将范围传递给C ++算法时，如何处理iterator / const_iterator不匹配？

Question

A part of the source code for a project I'm working on, which is responsible for compressing a sequence of 'events', looks like this:

#include <iterator>
#include <list>

typedef int Event;

typedef std::list<Event> EventList;

struct Compressor {
    // Returns an iterator behind the last element which was 'eaten'
    virtual EventList::const_iterator eatEvents( const EventList &l ) = 0;
};

// Plenty of Compressor subclasses exist

void compressAndCopyEatenEvents( Compressor &c ) {
    EventList e;
    e.push_back( 1 );
    EventList::const_iterator newEnd = c.eatEvents( e );

    EventList eatenEvents;
    std::copy( e.begin(), newEnd, std::back_inserter( eatenEvents ) ); // barfs
}

The issue here is that the compressAndCopyEatenEvents function has a non-const list of events; this list os passed to the eatEvents methods, which takes a reference-to-const and yields a const_iterator . Now the compressAndCopyEatenEvenst function would like to copy the range of eaten events away, so it decides to use some algorithm ( std::copy here, which of course could just as well be replaced with the right std::list constructor call - the point is that this problem exists with all kinds of ranges).

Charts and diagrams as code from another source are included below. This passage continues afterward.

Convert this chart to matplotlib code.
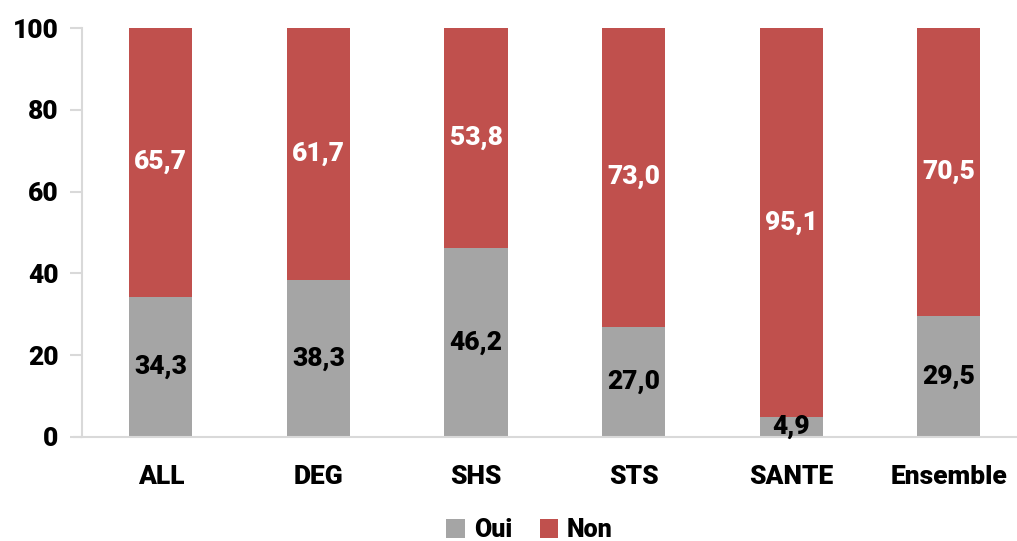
import matplotlib.pyplot as plt
import numpy as np

categories = ["ALL", "DEG", "SHS", "STS", "SANTE", "Ensemble"]
oui = [34.3, 38.3, 46.2, 27.0, 4.9, 29.5]
non = [65.7, 61.7, 53.8, 73.0, 95.1, 70.5]
yticks = [0, 20, 40, 60, 80, 100]

C_OUI = "#A5A5A5"
C_NON = "#C0504D"
GRID = "#D9D9D9"
W = "heavy"

plt.rcParams["font.family"] = ["Roboto", "DejaVu Sans"]
plt.rcParams["font.weight"] = W


def fmt(v):
    return f"{v:.1f}".replace(".", ",")


fig = plt.figure(figsize=(10.17, 5.41), dpi=100)
ax = fig.add_axes([82 / 1017, 1 - 437 / 541, (1017 - 82) / 1017, 409 / 541])

x = np.arange(len(categories))
ax.bar(x, oui, width=0.4, color=C_OUI, label="Oui")
ax.bar(x, non, width=0.4, bottom=oui, color=C_NON, label="Non")

# value labels in the middle of each segment
for i in range(len(categories)):
    ax.text(x[i], oui[i] / 2, fmt(oui[i]), ha="center", va="center",
            fontsize=19, fontweight=W, color="black")
    ax.text(x[i], oui[i] + non[i] / 2, fmt(non[i]), ha="center",
            va="center", fontsize=19, fontweight=W, color="white")

ax.set_xlim(-0.5, -0.5 + (1017 - 82) / 157.6)
ax.set_ylim(0, 100)
ax.set_yticks(yticks)
ax.set_xticks(x)
ax.set_xticklabels(categories, fontsize=19, fontweight=W)
ax.tick_params(axis="y", length=9, color=GRID, width=1.5, labelsize=19,
               pad=8)
ax.tick_params(axis="x", length=0, pad=20)
for lab in ax.get_yticklabels():
    lab.set_fontweight(W)

for s in ["top", "right"]:
    ax.spines[s].set_visible(False)
for s in ["left", "bottom"]:
    ax.spines[s].set_color(GRID)
    ax.spines[s].set_linewidth(1.5)
# bottom line reaches out under the 0 tick
ax.plot([-0.5 - 9 / 157.6, -0.5], [0, 0], color=GRID, lw=1.5,
        clip_on=False, solid_capstyle="butt")

ax.legend(loc="center", bbox_to_anchor=(0.5 - 20 / 935, -0.228),
          ncol=2, frameon=False, fontsize=18, handlelength=0.75,
          handleheight=0.75, handletextpad=0.35, columnspacing=1.1)

fig.savefig("out.png", dpi=100)
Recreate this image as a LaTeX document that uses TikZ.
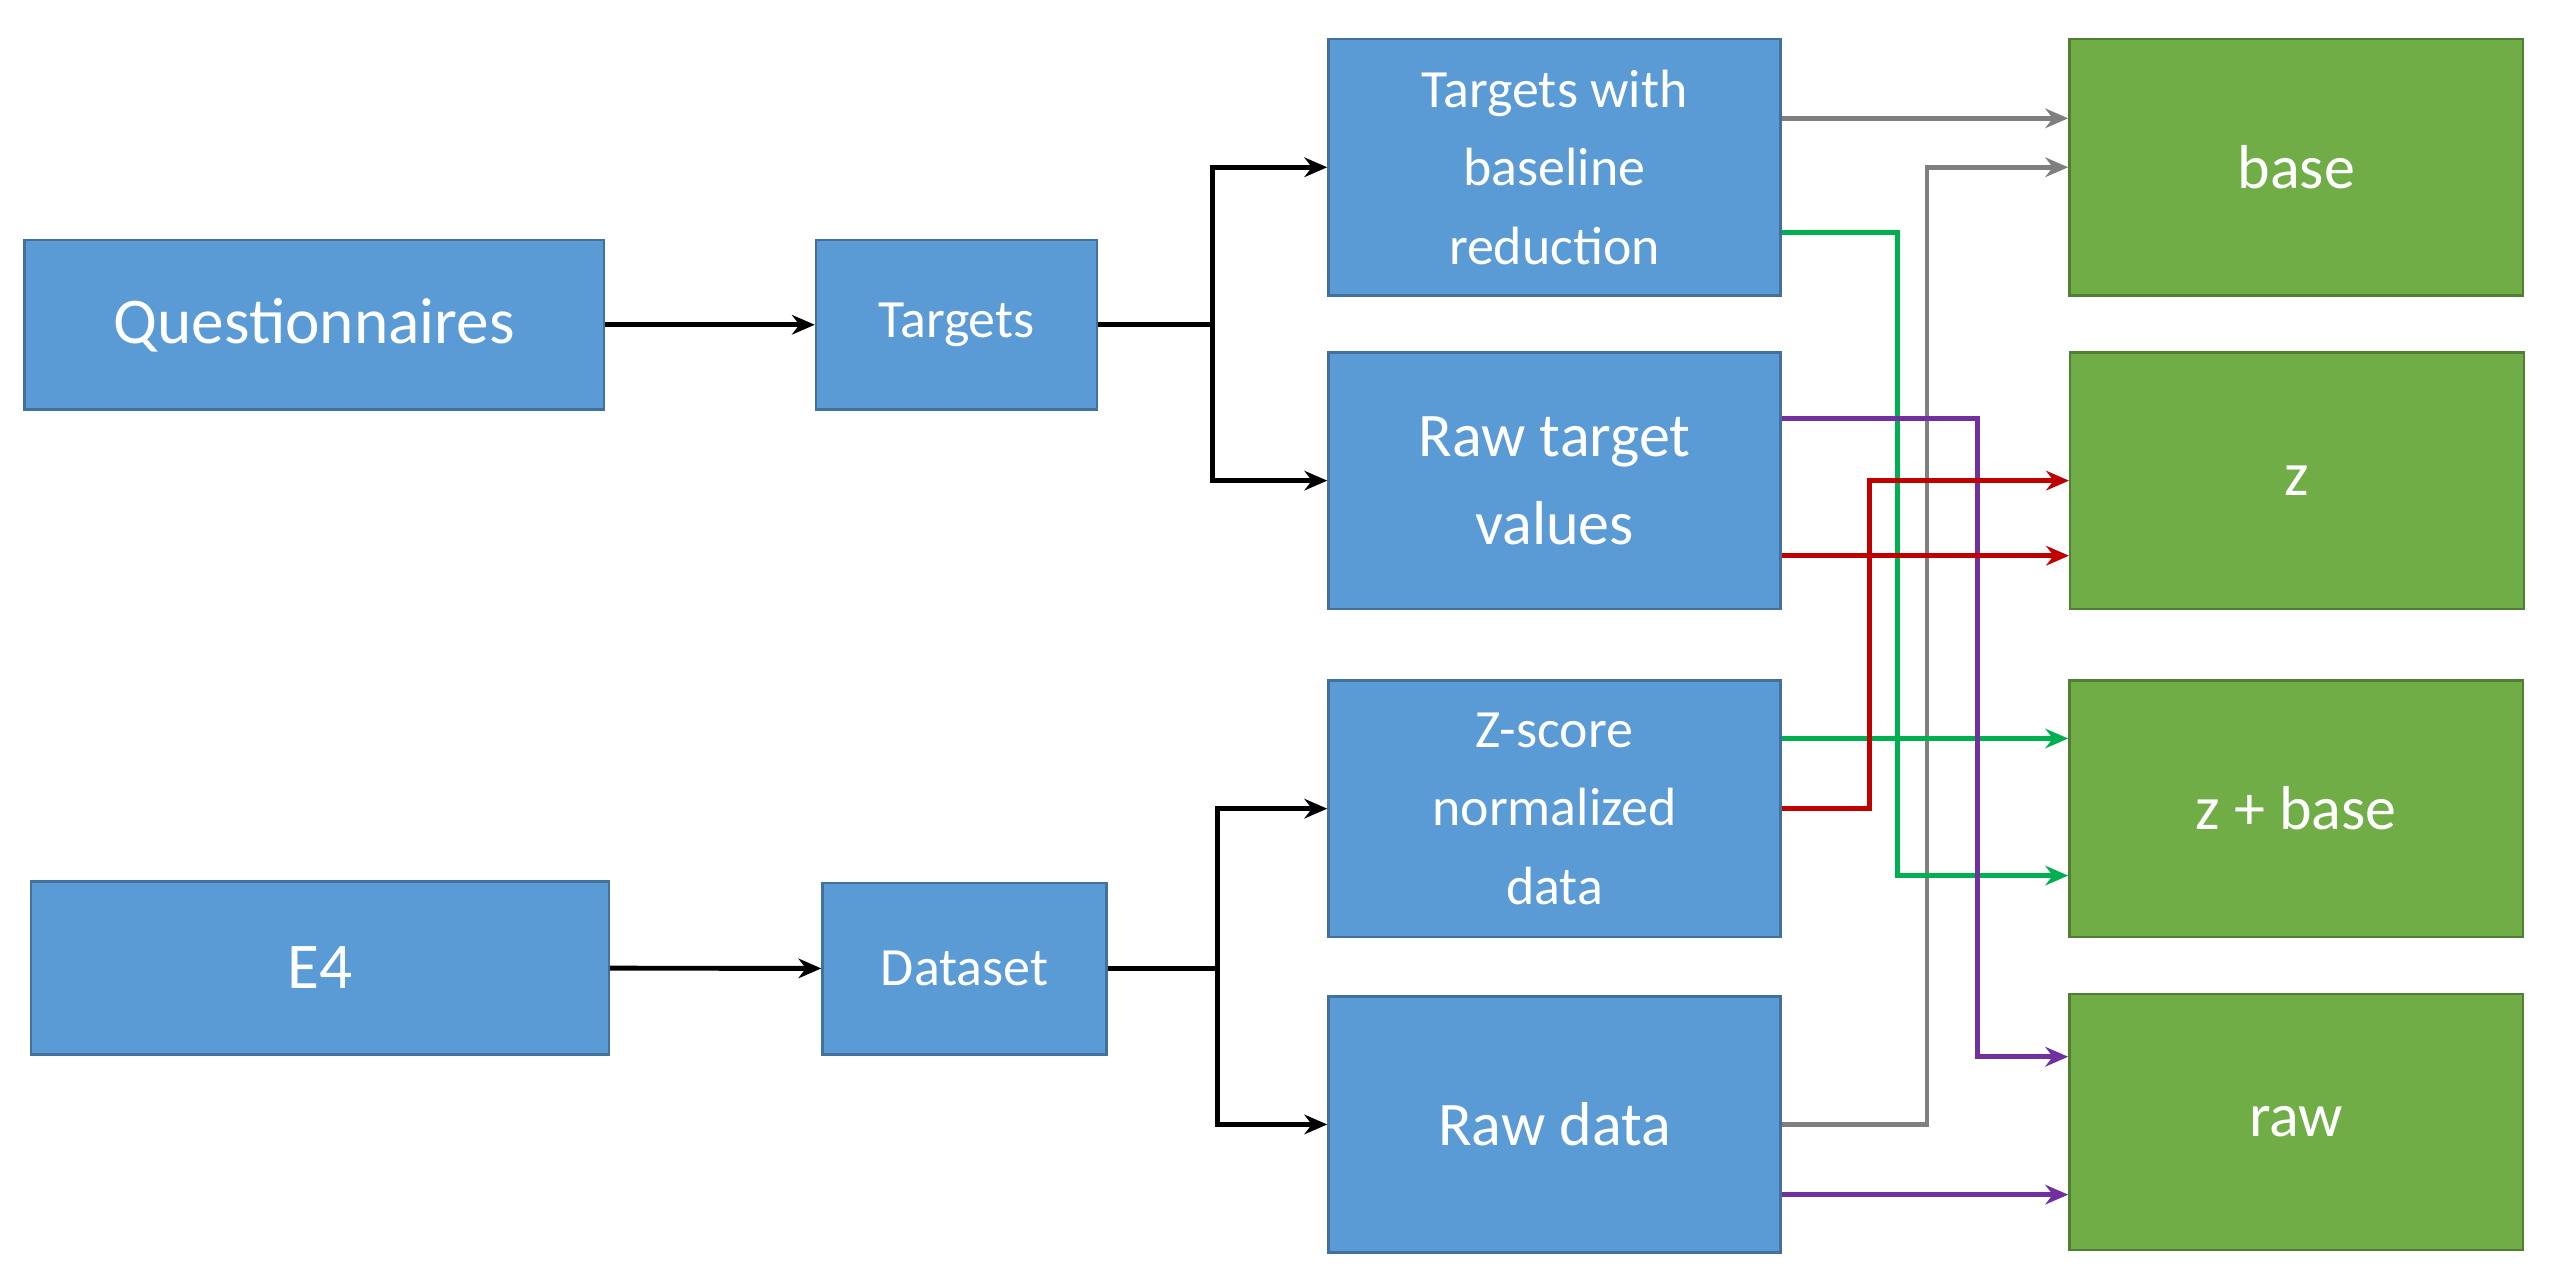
\documentclass[tikz,border=0pt]{standalone}
\usepackage{fontspec}
\setmainfont{Carlito}
\usetikzlibrary{arrows.meta}
\definecolor{boxBlue}{HTML}{5B9BD5}
\definecolor{boxBlueD}{HTML}{41719C}
\definecolor{boxGreen}{HTML}{70AD47}
\definecolor{boxGreenD}{HTML}{507E32}
\definecolor{lGray}{HTML}{7F7F7F}
\definecolor{lGreen}{HTML}{00B050}
\definecolor{lPurple}{HTML}{7030A0}
\definecolor{lRed}{HTML}{C00000}
\begin{document}
\begin{tikzpicture}[x=1pt, y=-1pt,
	src/.style={fill=boxBlue, draw=boxBlueD, line width=1.5pt, text=white, align=center, inner sep=0pt},
	res/.style={fill=boxGreen, draw=boxGreenD, line width=1.5pt, text=white, align=center, inner sep=0pt,
		minimum width=278pt, minimum height=157pt, font=\fontsize{38}{48}\selectfont},
	mid/.style={src, minimum width=277pt, minimum height=157pt},
	arrow/.style={line width=3pt, -{Stealth[length=14pt,width=12pt]}}
	]
	\useasboundingbox (0,0) rectangle (1568,789);
	
	% inputs
	\node[src, minimum width=355pt, minimum height=104pt, font=\fontsize{40}{48}\selectfont] (quest) at (192.5,199) {Questionnaires};
	\node[src, minimum width=172pt, minimum height=104pt, font=\fontsize{33}{48}\selectfont] (targets) at (586,199) {Targets};
	\node[src, minimum width=354pt, minimum height=106pt, font=\fontsize{40}{48}\selectfont] (efour) at (196,593) {E4};
	\node[src, minimum width=174pt, minimum height=105pt, font=\fontsize{33}{48}\selectfont] (dataset) at (591,593.5) {Dataset};
	
	% preprocessing
	\node[mid, font=\fontsize{33}{48}\selectfont] (twb) at (952.5,102.5) {Targets with\\baseline\\reduction};
	\node[mid, font=\fontsize{38}{54}\selectfont] (rtv) at (952.5,294.5) {Raw target\\values};
	\node[mid, font=\fontsize{33}{48}\selectfont] (zsc) at (952.5,495.5) {Z-score\\normalized\\data};
	\node[mid, font=\fontsize{38}{54}\selectfont] (rawd) at (952.5,689) {Raw data};
	
	% results
	\node[res] (base) at (1407,102.5) {base};
	\node[res] (zz) at (1407.5,294.5) {z};
	\node[res] (zbase) at (1407,495.5) {z + base};
	\node[res] (raw) at (1407,687.5) {raw};
	
	\draw[arrow] (quest) -- (targets);
	\draw[arrow] (efour) -- (dataset);
	\draw[arrow] (targets.east) -- ++(70,0) |- (twb.west);
	\draw[arrow] (targets.east) -- ++(70,0) |- (rtv.west);
	\draw[arrow] (dataset.east) -- ++(67,0) |- (zsc.west);
	\draw[arrow] (dataset.east) -- ++(67,0) |- (rawd.west);
	
	\draw[arrow, lGray] ([yshift=30pt]twb.east) -- ([yshift=30pt]base.west);
	\draw[arrow, lGray] (rawd.east) -- ++(89,0) |- (base.west);
	\draw[arrow, lGreen] ([yshift=-40pt]twb.east) -- ++(71,0) |- ([yshift=-41pt]zbase.west);
	\draw[arrow, lGreen] ([yshift=43pt]zsc.east) -- ([yshift=43pt]zbase.west);
	\draw[arrow, lPurple] ([yshift=38pt]rtv.east) -- ++(120,0) |- ([yshift=40pt]raw.west);
	\draw[arrow, lPurple] ([yshift=-43pt]rawd.east) -- ([yshift=-44.5pt]raw.west);
	\draw[arrow, lRed] ([yshift=-46pt]rtv.east) -- ([yshift=-46pt]zz.west);
	\draw[arrow, lRed] (zsc.east) -- ++(54,0) |- (zz.west);
\end{tikzpicture}
\end{document}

Unfortunately(?) many (if not all?) ranges need to be composed from the same iterator type. However, in the above code, 'e.begin()' yields an EventList::iterator (because the object is not const) but 'newEnd' is an EventList::const_iterator .

Is there a design weakness here which causes this mess? How would you tackle it?

Answer 1

In C++03 the only possible way is to cast. (which is ugly, which is a design flaw, yes).

std::copy( static_cast<EventList::const_iterator>e.begin(), newEnd, std::back_inserter( eatenEvents ) );

or have another named variable:

EventList::const_iterator constBegin = e.begin();
std::copy(constBegin , newEnd, std::back_inserter( eatenEvents ) );

In C++11 you have cbegin and cend functions (that always return const_iterator s) so you'd do simply

std::copy( e.cbegin(), newEnd, std::back_inserter( eatenEvents ) );

Answer 2

Consider using

EventList::const_iterator b = e.begin();
std::copy( b, newEnd, std::back_inserter( eatenEvents ) );

This will cause the correct list::begin() overload to be called, and for std::copy to compile cleanly.

Answer 3

See what the master says:

Scot Meyers in Effective STL

Item 26. Prefer iterator to const iterator, reverse_iterator, and const_reverse_iterator. Though containers support four iterator types, one of those types has privileges the others do not have. That type is iterator, iterator is special.

typedef deque<int> IntDeque; //STL container and
typedef lntDeque::iterator Iter; // iterator types are easier
typedef lntDeque::const_iterator ConstIter; // to work with if you
// use some typedefs
Iter i;
ConstIter ci;
… //make i and ci point into
// the same container
if (i == ci ) ... //compare an iterator
// and a const_iterator

Item 27. Use distance and advance to convert a container's const_iterators to iterators.

typedef deque<int> IntDeque; //convenience typedefs
typedef lntDeque::iterator Iter;
typedef lntDeque::const_iterator ConstIter;
ConstIter ci; // ci is a const_iterator
…
Iter i(ci); // error! no implicit conversion from
// const_iterator to iterator
Iter i(const_cast<Iter>(ci)); // still an error! can't cast a
// const_iterator to an iterator

What works is advance and distance

typedef deque<int> IntDeque; //as before
typedef IntDeque::iterator Iter;
typedef IntDeque::const_iterator ConstIter;
IntDeque d;
ConstIter ci;
… // make ci point into d
Iter i(d.begin()); // initialize i to d.begin()
Advance(i, distance(i, ci)) //move i up to where ci is
// (but see below for why this must
// be tweaked before it will compile)

Answer 4

You could add a second overload of eatEvents, so the compiler will automatically pick the right one so as to preserves const-ness:

virtual EventList::iterator eatEvents( EventList &l ) = 0;

(One or both of them could be non-virtual and implemented in terms of a single underlying function.)

Sometimes that works well, although I'm not convinced it's the perfect thing here.